[Dataset items]

** Start **

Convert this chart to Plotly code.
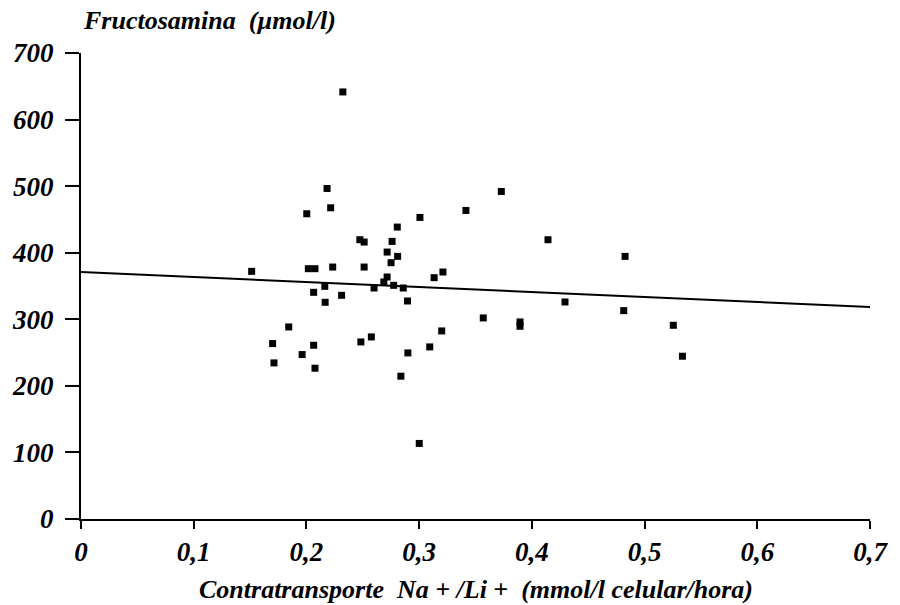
import plotly.graph_objects as go

# Contratransporte Na+/Li+ (mmol/l celular/hora)
x_vals = [0.2323, 0.2183, 0.2215, 0.2003, 0.2474, 0.2512, 0.2760, 0.2716, 0.2806, 0.2809,
          0.2751, 0.1514, 0.2017, 0.2076, 0.2233, 0.2512, 0.3729, 0.3415, 0.3007, 0.4143,
          0.3211, 0.3133, 0.2716, 0.2687, 0.2600, 0.2774, 0.2859, 0.2312, 0.2897, 0.4294,
          0.3569, 0.3895, 0.3895, 0.3200, 0.2483, 0.2576, 0.3094, 0.2900, 0.2163, 0.2064,
          0.2166, 0.1843, 0.1700, 0.2064, 0.1962, 0.1712, 0.2076, 0.2838, 0.3001, 0.4827,
          0.4815, 0.5255, 0.5336]
# Fructosamina (µmol/l)
y_vals = [641.5, 496.5, 467.5, 458.5, 419.5, 416.0, 417.0, 401.0, 438.5, 394.5,
          385.0, 372.0, 376.0, 376.0, 378.5, 378.5, 492.0, 463.5, 453.0, 419.5,
          371.0, 362.5, 363.5, 356.0, 347.0, 351.0, 347.0, 336.0, 327.5, 326.0,
          302.0, 296.0, 289.5, 282.5, 266.0, 273.5, 258.5, 249.5, 349.5, 340.5,
          325.5, 288.5, 263.5, 261.0, 247.0, 234.5, 226.5, 214.5, 113.5, 394.5,
          313.0, 291.0, 244.5]

# regression line endpoints
line_x = [0.0, 0.7]
line_y = [371.0, 318.5]

x_ticks = [0, 0.1, 0.2, 0.3, 0.4, 0.5, 0.6, 0.7]
x_tick_labels = ["0", "0,1", "0,2", "0,3", "0,4", "0,5", "0,6", "0,7"]
y_ticks = [0, 100, 200, 300, 400, 500, 600, 700]
y_tick_labels = ["0", "100", "200", "300", "400", "500", "600", "700"]

FONT = "Liberation Serif"

fig = go.Figure()
fig.add_trace(go.Scatter(x=line_x, y=line_y, mode="lines",
                         line=dict(color="black", width=2), showlegend=False,
                         hoverinfo="skip"))
fig.add_trace(go.Scatter(x=x_vals, y=y_vals, mode="markers",
                         marker=dict(symbol="square", size=7, color="black",
                                     line=dict(width=0)),
                         showlegend=False))

tickfont = dict(family=FONT, size=27, color="black", weight="bold", style="italic")

fig.update_layout(
    width=900, height=605,
    margin=dict(l=79, r=20, t=53, b=86, pad=0),
    paper_bgcolor="white", plot_bgcolor="white",
    xaxis=dict(range=[0, 0.7], tickvals=x_ticks, ticktext=x_tick_labels,
               showgrid=False, zeroline=False, showline=True, linecolor="black",
               linewidth=2, ticks="outside", ticklen=8, tickwidth=1.5,
               tickcolor="black", tickfont=tickfont, ticklabelstandoff=0),
    yaxis=dict(range=[0, 700], tickvals=y_ticks, ticktext=y_tick_labels,
               showgrid=False, zeroline=False, showline=True, linecolor="black",
               linewidth=2, ticks="outside", ticklen=14, tickwidth=1.5,
               tickcolor="black", tickfont=tickfont, ticklabelstandoff=6),
    annotations=[
        dict(text="<b><i>Fructosamina  (µmol/l)</i></b>", xref="paper", yref="paper",
             x=0, y=1 + (53 - 20) / 466, xanchor="left", yanchor="middle",
             showarrow=False, font=dict(family=FONT, size=26, color="black")),
        dict(text="<b><i>Contratransporte  Na + /Li +  (mmol/l celular/hora)</i></b>",
             xref="paper", yref="paper", x=0.5, y=-(589 - 519) / 466,
             xanchor="center", yanchor="middle", showarrow=False,
             font=dict(family=FONT, size=26, color="black")),
    ],
)

fig.write_html("out.html")
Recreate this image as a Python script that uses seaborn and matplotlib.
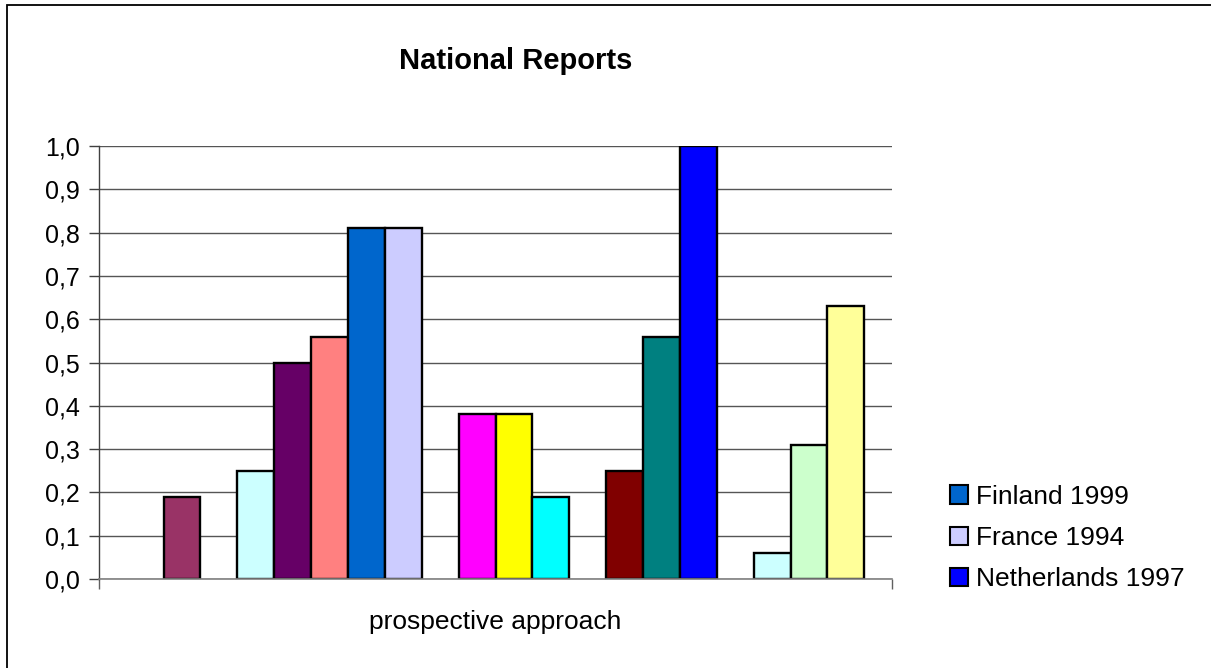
import pandas as pd
import seaborn as sns
from matplotlib import pyplot as plt
from matplotlib.patches import Patch, Rectangle
from matplotlib.ticker import FuncFormatter, FixedLocator

category = ["prospective approach"]

series_names = ["Series 1", "Series 2", "Series 3", "Series 4", "Series 5",
                "Series 6", "Finland 1999", "France 1994", "Series 9", "Series 10",
                "Series 11", "Series 12", "Series 13", "Series 14", "Series 15",
                "Netherlands 1997", "Series 17", "Series 18", "Series 19", "Series 20"]
values = [0.0, 0.19, 0.0, 0.25, 0.50, 0.56, 0.81, 0.81, 0.0, 0.38,
          0.38, 0.19, 0.0, 0.25, 0.56, 1.00, 0.0, 0.06, 0.31, 0.63]
colors = ["#9999FF", "#993366", "#FFFFCC", "#CCFFFF", "#660066",
          "#FF8080", "#0066CC", "#CCCCFF", "#000080", "#FF00FF",
          "#FFFF00", "#00FFFF", "#800080", "#800000", "#008080",
          "#0000FF", "#00CCFF", "#CCFFFF", "#CCFFCC", "#FFFF99"]
legend_names = ["Finland 1999", "France 1994", "Netherlands 1997"]

df = pd.DataFrame({"category": category * len(series_names),
                   "series": series_names,
                   "value": values})

sns.set_style("white")
plt.rcParams['font.family'] = ['Liberation Sans', 'DejaVu Sans']
plt.rcParams['text.color'] = 'black'
plt.rcParams['xtick.color'] = 'black'
plt.rcParams['ytick.color'] = 'black'

fig = plt.figure(figsize=(12.11, 6.68), dpi=100)
ax = fig.add_axes([99 / 1211, 89 / 668, 793 / 1211, 433 / 668])

sns.barplot(data=df, x="category", y="value", hue="series",
            hue_order=series_names,
            palette=dict(zip(series_names, colors)), saturation=1,
            width=20 / 21.5, edgecolor="black", linewidth=1.7,
            legend=False, ax=ax)

# empty series: no outline on the baseline
for p in ax.patches:
    if p.get_height() == 0:
        p.set_linewidth(0)

ax.set_xlim(-0.5, 0.5)
ax.set_ylim(0, 1.0)
ax.set_yticks([i / 10 for i in range(11)])
ax.yaxis.set_major_formatter(FuncFormatter(lambda v, _: f"{v:.1f}".replace(".", ",")))
ax.yaxis.grid(True, color="#555555", linewidth=1.0)
ax.set_axisbelow(True)

ax.set_xlabel("")
ax.set_ylabel("")
ax.tick_params(axis="y", labelsize=18, length=7, width=1, color="#404040",
               labelcolor="black", direction="out", pad=7, left=True)
ax.tick_params(axis="x", labelsize=19, length=0, pad=22, labelcolor="black")
ax.xaxis.set_minor_locator(FixedLocator([-0.5, 0.5]))
ax.tick_params(axis="x", which="minor", length=7, width=1, color="#606060",
               direction="out", bottom=True)

for side in ["top", "right"]:
    ax.spines[side].set_visible(False)
ax.spines["left"].set_color("#404040")
ax.spines["bottom"].set_color("#808080")
ax.spines["left"].set_linewidth(1.0)
ax.spines["bottom"].set_linewidth(1.2)

fig.text(516 / 1211, 1 - 61 / 668, "National Reports", ha="center", va="center",
         fontsize=21, fontweight="bold", color="black")

handles = [Patch(facecolor=colors[series_names.index(n)], edgecolor="black", linewidth=1.5)
           for n in legend_names]
fig.legend(handles, legend_names, loc="center left",
           bbox_to_anchor=(950 / 1211, 1 - 538 / 668), frameon=False,
           fontsize=19, handlelength=0.7, handleheight=0.7,
           handletextpad=0.3, labelspacing=0.66, borderpad=0, borderaxespad=0)

fig.patches.append(Rectangle((7 / 1211, -0.05), 1.1, 1.05 - 5 / 668,
                             transform=fig.transFigure, fill=False,
                             edgecolor="black", linewidth=1.3))

plt.savefig("out.png", dpi=100)
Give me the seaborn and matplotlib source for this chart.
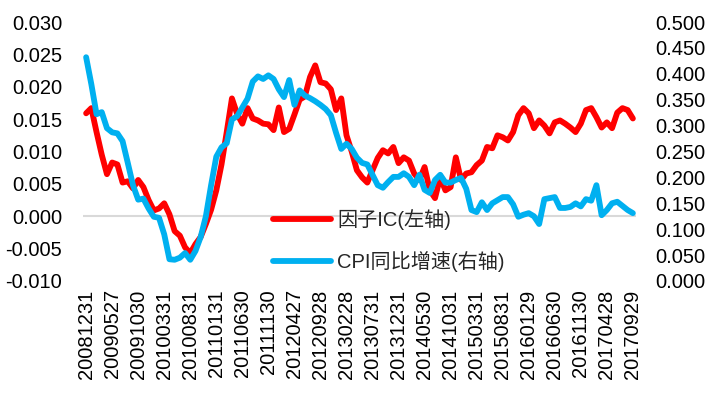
import matplotlib
matplotlib.use('Agg')
import matplotlib.pyplot as plt
import matplotlib.ticker as mticker
import pandas as pd
import seaborn as sns

tick_dates = ['20081231', '20090527', '20091030', '20100331', '20100831', '20110131',
              '20110630', '20111130', '20120427', '20120928', '20130228', '20130731',
              '20131231', '20140530', '20141031', '20150331', '20150831', '20160129',
              '20160630', '20161130', '20170428', '20170929']

# monthly factor IC (left axis)
factor_ic = [0.0159, 0.0167, 0.0130, 0.0095, 0.0065, 0.0083, 0.0080, 0.0052, 0.0054, 0.0043,
             0.0056, 0.0045, 0.0025, 0.0009, 0.0012, 0.0020, 0.0003, -0.0023, -0.0030, -0.0048,
             -0.0057, -0.0043, -0.0032, -0.0012, 0.0010, 0.0040, 0.0080, 0.0130, 0.0182, 0.0158,
             0.0143, 0.0167, 0.0151, 0.0148, 0.0143, 0.0142, 0.0133, 0.0168, 0.0130, 0.0135,
             0.0157, 0.0180, 0.0185, 0.0215, 0.0233, 0.0207, 0.0205, 0.0196, 0.0164, 0.0182,
             0.0125, 0.0100, 0.0071, 0.0060, 0.0052, 0.0071, 0.0090, 0.0102, 0.0097, 0.0107,
             0.0082, 0.0091, 0.0086, 0.0066, 0.0056, 0.0076, 0.0040, 0.0028, 0.0060, 0.0040,
             0.0045, 0.0091, 0.0056, 0.0066, 0.0068, 0.0079, 0.0086, 0.0107, 0.0105, 0.0125,
             0.0122, 0.0117, 0.0130, 0.0156, 0.0167, 0.0159, 0.0136, 0.0148, 0.0140, 0.0128,
             0.0145, 0.0148, 0.0143, 0.0137, 0.0130, 0.0143, 0.0164, 0.0167, 0.0153, 0.0137,
             0.0145, 0.0136, 0.0160, 0.0167, 0.0164, 0.0151]

# CPI year-on-year growth (right axis)
cpi_yoy = [0.432, 0.380, 0.322, 0.326, 0.295, 0.287, 0.285, 0.270, 0.228, 0.185,
           0.157, 0.159, 0.140, 0.124, 0.122, 0.090, 0.042, 0.041, 0.045, 0.054,
           0.041, 0.058, 0.085, 0.125, 0.185, 0.240, 0.258, 0.266, 0.312, 0.318,
           0.335, 0.352, 0.385, 0.395, 0.390, 0.397, 0.390, 0.370, 0.355, 0.388,
           0.340, 0.368, 0.358, 0.353, 0.347, 0.340, 0.332, 0.320, 0.286, 0.255,
           0.265, 0.255, 0.238, 0.228, 0.225, 0.205, 0.185, 0.180, 0.191, 0.201,
           0.201, 0.208, 0.201, 0.185, 0.205, 0.176, 0.170, 0.195, 0.205, 0.190,
           0.190, 0.195, 0.199, 0.178, 0.137, 0.133, 0.152, 0.137, 0.150, 0.156,
           0.162, 0.162, 0.148, 0.124, 0.128, 0.131, 0.125, 0.110, 0.158, 0.160,
           0.162, 0.141, 0.141, 0.143, 0.150, 0.144, 0.158, 0.155, 0.185, 0.127,
           0.137, 0.150, 0.153, 0.145, 0.137, 0.131]

df = pd.DataFrame({'idx': range(len(factor_ic)), 'ic': factor_ic, 'cpi': cpi_yoy})

sns.set_theme(style='white')
plt.rcParams['font.family'] = ['Liberation Sans', 'Noto Sans CJK SC']
plt.rcParams['axes.unicode_minus'] = False

fig, ax = plt.subplots(figsize=(7.2, 3.96), dpi=100)
fig.subplots_adjust(left=83/720, right=636/720, top=1-22/396, bottom=1-281/396)
ax2 = ax.twinx()

ax.axhline(0, color='#d9d9d9', lw=1.5, zorder=0)
sns.lineplot(data=df, x='idx', y='ic', ax=ax, color='#ff0000', lw=4.2)
h1 = ax.lines[-1]
sns.lineplot(data=df, x='idx', y='cpi', ax=ax2, color='#00b0f0', lw=4.2)
h2 = ax2.lines[-1]

ax.set_ylim(-0.010, 0.030)
ax2.set_ylim(0, 0.5)
ax.set_xlim(-0.6, 105.6)
ax.set_yticks([i * 0.005 for i in range(-2, 7)])
ax2.set_yticks([i * 0.05 for i in range(11)])
ax.yaxis.set_major_formatter(mticker.FormatStrFormatter('%.3f'))
ax2.yaxis.set_major_formatter(mticker.FormatStrFormatter('%.3f'))
ax.set_xticks(range(0, 106, 5))
ax.set_xticklabels(tick_dates, rotation=90)
ax.set_xlabel('')
ax.set_ylabel('')
ax2.set_ylabel('')

for a in (ax, ax2):
    for s in a.spines.values():
        s.set_visible(False)
    a.grid(False)
ax.tick_params(axis='both', length=0, labelsize=14.5, colors='black')
ax.tick_params(axis='y', pad=15)
ax.tick_params(axis='x', pad=6)
ax2.tick_params(axis='y', length=0, labelsize=14.5, pad=14, colors='black')

ax2.legend([h1, h2], ['因子IC(左轴)', 'CPI同比增速(右轴)'], loc='center left',
           bbox_to_anchor=(0.31, 0.155), frameon=False, fontsize=14.5,
           handlelength=2.9, handletextpad=0.3, labelspacing=1.05)

plt.savefig('out.png', dpi=100)
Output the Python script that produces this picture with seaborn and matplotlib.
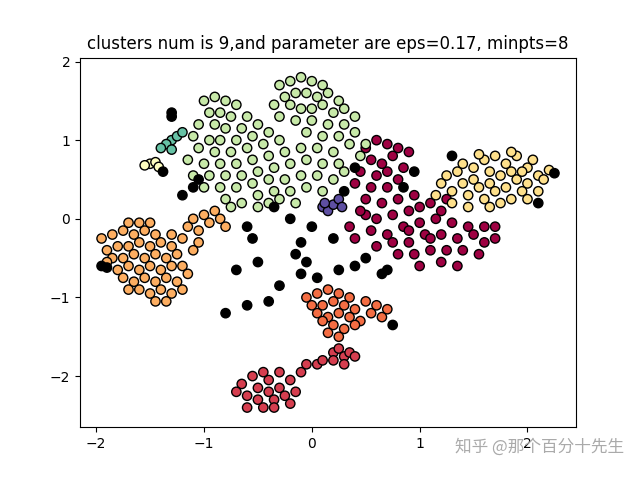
import matplotlib
matplotlib.use("Agg")
import matplotlib.pyplot as plt
import seaborn as sns
import pandas as pd

cluster_a = "0.5,0.9 0.6,1.0 0.7,0.95 0.8,0.9 0.9,0.85 0.55,0.75 0.65,0.7 0.75,0.8 0.45,0.6 0.6,0.55 0.7,0.6 0.85,0.65 0.4,0.45 0.55,0.4 0.7,0.4 0.8,0.5 0.5,0.25 0.65,0.2 0.8,0.25 0.95,0.3 0.5,0.05 0.6,0.0 0.75,0.05 0.9,0.1 1.0,0.15 1.1,0.2 1.2,0.1 0.4,-0.25 0.55,-0.15 0.7,-0.2 0.85,-0.1 1.0,-0.05 1.15,0.0 1.3,-0.05 1.45,-0.1 0.6,-0.35 0.75,-0.3 0.9,-0.3 1.05,-0.2 1.2,-0.2 1.35,-0.25 1.5,-0.2 1.6,-0.3 1.7,-0.25 0.8,-0.45 0.95,-0.45 1.1,-0.4 1.25,-0.4 1.4,-0.4 1.55,-0.45 1.0,-0.6 1.2,-0.55 1.35,-0.6 1.7,-0.1 1.25,0.25 0.9,-0.15 1.1,-0.25 0.35,-0.1 1.6,-0.1 0.45,0.1"
cluster_b = "1.2,0.45 1.25,0.55 1.3,0.35 1.35,0.6 1.4,0.45 1.45,0.3 1.5,0.65 1.5,0.5 1.55,0.4 1.6,0.75 1.6,0.25 1.65,0.6 1.65,0.45 1.7,0.8 1.7,0.35 1.75,0.55 1.8,0.7 1.8,0.4 1.85,0.25 1.85,0.6 1.9,0.8 1.9,0.5 1.95,0.35 2.0,0.65 2.0,0.45 2.05,0.75 2.1,0.55 2.1,0.35 2.15,0.5 2.2,0.62 1.4,0.7 1.55,0.82 1.75,0.2 1.3,0.2 1.45,0.15 2.0,0.25 1.15,0.3 1.85,0.85 1.65,0.15 1.95,0.6"
cluster_c = ("-0.3,1.7 -0.2,1.75 -0.1,1.8 0.0,1.75 0.1,1.7 -0.25,1.55 -0.15,1.6 -0.05,1.6 0.05,1.55 0.15,1.6 0.25,1.5 -0.35,1.45 -0.2,1.45 -0.1,1.4 0.0,1.4 0.1,1.45 0.2,1.35 0.3,1.4 -0.3,1.3 -0.15,1.25 0.0,1.25 0.15,1.2 0.3,1.2 0.4,1.3 -0.05,1.1 0.1,1.05 0.25,1.05 0.4,1.1 0.35,0.95 0.5,0.95 0.45,0.8 "
             "-1.0,1.5 -0.9,1.55 -0.8,1.5 -0.7,1.45 -0.95,1.35 -0.85,1.35 -0.75,1.3 -0.6,1.3 -1.05,1.2 -0.9,1.2 -0.8,1.15 -0.65,1.15 -0.5,1.2 -1.1,1.05 -0.95,1.0 -0.85,1.0 -0.7,1.0 -0.55,1.05 -0.4,1.1 -1.05,0.9 -0.9,0.85 -0.75,0.85 -0.6,0.9 -0.45,0.95 -0.3,1.0 -1.15,0.75 -1.0,0.7 -0.85,0.7 -0.7,0.7 -0.55,0.75 -0.4,0.8 -0.25,0.85 -0.1,0.9 0.05,0.9 0.2,0.85 -1.1,0.55 -0.95,0.55 -0.8,0.55 -0.65,0.55 -0.5,0.6 -0.35,0.65 -0.2,0.7 -0.05,0.75 0.1,0.7 0.25,0.7 -1.0,0.4 -0.85,0.4 -0.7,0.4 -0.55,0.45 -0.4,0.5 -0.25,0.5 -0.1,0.55 0.05,0.55 0.2,0.5 0.3,0.6 -0.8,0.25 -0.65,0.2 -0.5,0.3 -0.35,0.35 -0.2,0.35 -0.05,0.4 0.1,0.35 -0.75,0.15 -0.5,0.15 -0.4,0.2 -0.3,0.25 -0.15,0.2")
cluster_d = "-1.95,-0.25 -1.85,-0.2 -1.75,-0.15 -1.65,-0.2 -1.55,-0.15 -1.45,-0.2 -1.9,-0.4 -1.8,-0.35 -1.7,-0.35 -1.6,-0.3 -1.5,-0.35 -1.4,-0.3 -1.3,-0.35 -1.85,-0.5 -1.75,-0.5 -1.65,-0.45 -1.55,-0.5 -1.45,-0.45 -1.35,-0.5 -1.25,-0.45 -1.8,-0.65 -1.7,-0.6 -1.6,-0.65 -1.5,-0.6 -1.4,-0.65 -1.3,-0.6 -1.2,-0.6 -1.75,-0.75 -1.65,-0.8 -1.55,-0.75 -1.45,-0.8 -1.35,-0.75 -1.25,-0.8 -1.6,-0.9 -1.5,-0.95 -1.4,-0.9 -1.3,-0.95 -1.2,-0.9 -1.45,-1.05 -1.35,-1.05 -1.6,-0.05 -1.5,-0.05 -1.7,-0.05 -1.3,-0.2 -1.2,-0.25 -1.15,-0.1 -1.1,0.0 -1.05,-0.15 -1.0,0.05 -0.95,-0.05 -0.9,0.1 -0.85,0.0 -0.8,-0.1 -1.1,-0.4 -1.15,-0.7 -1.05,-0.3 -1.7,-0.9 -1.9,-0.55"
cluster_e = "-0.05,-1.0 0.05,-0.95 0.15,-0.9 0.25,-0.95 0.35,-1.0 0.0,-1.1 0.1,-1.1 0.2,-1.05 0.3,-1.1 0.4,-1.15 0.05,-1.2 0.15,-1.25 0.25,-1.2 0.35,-1.25 0.45,-1.3 0.55,-1.2 0.65,-1.25 0.7,-1.15 0.6,-1.1 0.2,-1.35 0.3,-1.4 0.4,-1.35 0.15,-1.45 0.25,-1.5 0.5,-1.05 0.1,-1.3"
cluster_f = "-0.65,-2.1 -0.6,-2.25 -0.55,-2.0 -0.5,-2.15 -0.5,-2.3 -0.45,-2.4 -0.4,-2.05 -0.4,-2.2 -0.35,-2.3 -0.3,-1.95 -0.3,-2.15 -0.25,-2.25 -0.2,-2.05 -0.2,-2.35 -0.15,-2.2 -0.6,-2.4 -0.7,-2.2 -0.1,-1.95 -0.05,-1.85 0.05,-1.85 0.1,-1.8 -0.35,-2.4 0.2,-1.7 0.25,-1.65 0.3,-1.75 0.35,-1.7 0.2,-1.8 0.3,-1.85 0.4,-1.75 -0.45,-1.95"
cluster_g = "-1.3,1.0 -1.25,1.05 -1.2,1.1 -1.35,0.95 -1.4,0.9 -1.3,0.88"
cluster_h = "0.1,0.15 0.15,0.1 0.2,0.18 0.25,0.25 0.12,0.2 0.28,0.15"
cluster_i = "-1.5,0.7 -1.45,0.72 -1.55,0.68 -1.42,0.66"
noise = "-1.95,-0.6 -1.9,-0.62 -1.38,0.6 -1.3,1.3 -1.3,1.35 -1.2,0.3 -1.1,0.4 -1.05,0.5 -0.6,-0.1 -0.55,-0.25 -0.5,-0.55 -0.6,-1.1 -0.4,-1.05 -0.2,0.0 0.0,-0.1 -0.1,-0.3 -0.05,-0.55 -0.1,-0.7 0.05,-0.75 0.25,-0.65 0.4,-0.6 0.5,-0.5 0.65,-0.7 0.75,-1.35 0.7,-0.65 -0.3,-0.85 0.3,0.35 0.4,0.65 0.85,0.4 0.95,0.6 1.3,0.8 2.25,0.58 2.1,0.2 -0.7,-0.65 -0.15,-0.45 0.2,-0.25 -0.35,0.15 -0.8,-1.2"

clusters = [("0", cluster_a), ("1", cluster_f), ("2", cluster_e), ("3", cluster_d),
            ("4", cluster_b), ("5", cluster_i), ("6", cluster_c), ("7", cluster_g),
            ("8", cluster_h), ("noise", noise)]
palette = {"0": "#9e0142", "1": "#d53e4f", "2": "#f46d43", "3": "#fdae61", "4": "#fee08b",
           "5": "#ffffbf", "6": "#c7e9a8", "7": "#66c2a5", "8": "#5e4fa2", "noise": "#000000"}

rows = []
for lab, s in clusters:
    for p in s.split():
        x, y = p.split(",")
        rows.append((float(x), float(y), lab))
df = pd.DataFrame(rows, columns=["x", "y", "label"])

fig, ax = plt.subplots(figsize=(6.4, 4.8), dpi=100)
sns.scatterplot(data=df, x="x", y="y", hue="label", palette=palette, s=45,
                edgecolor="black", linewidth=1, legend=False, ax=ax)
ax.set_xlabel("")
ax.set_ylabel("")
ax.set_xlim(-2.15, 2.45)
ax.set_ylim(-2.65, 2.05)
ax.set_title("clusters num is 9,and parameter are eps=0.17, minpts=8")
fig.text(0.975, 0.05, "知乎 @那个百分十先生", ha="right", va="bottom", fontsize=12,
         color="#aaaaaa", family=["Noto Sans CJK SC", "DejaVu Sans"])
fig.savefig("out.png", dpi=100)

** End **

Of the lines in this listing, how many contain "that"? Reply with the number and nothing more.

2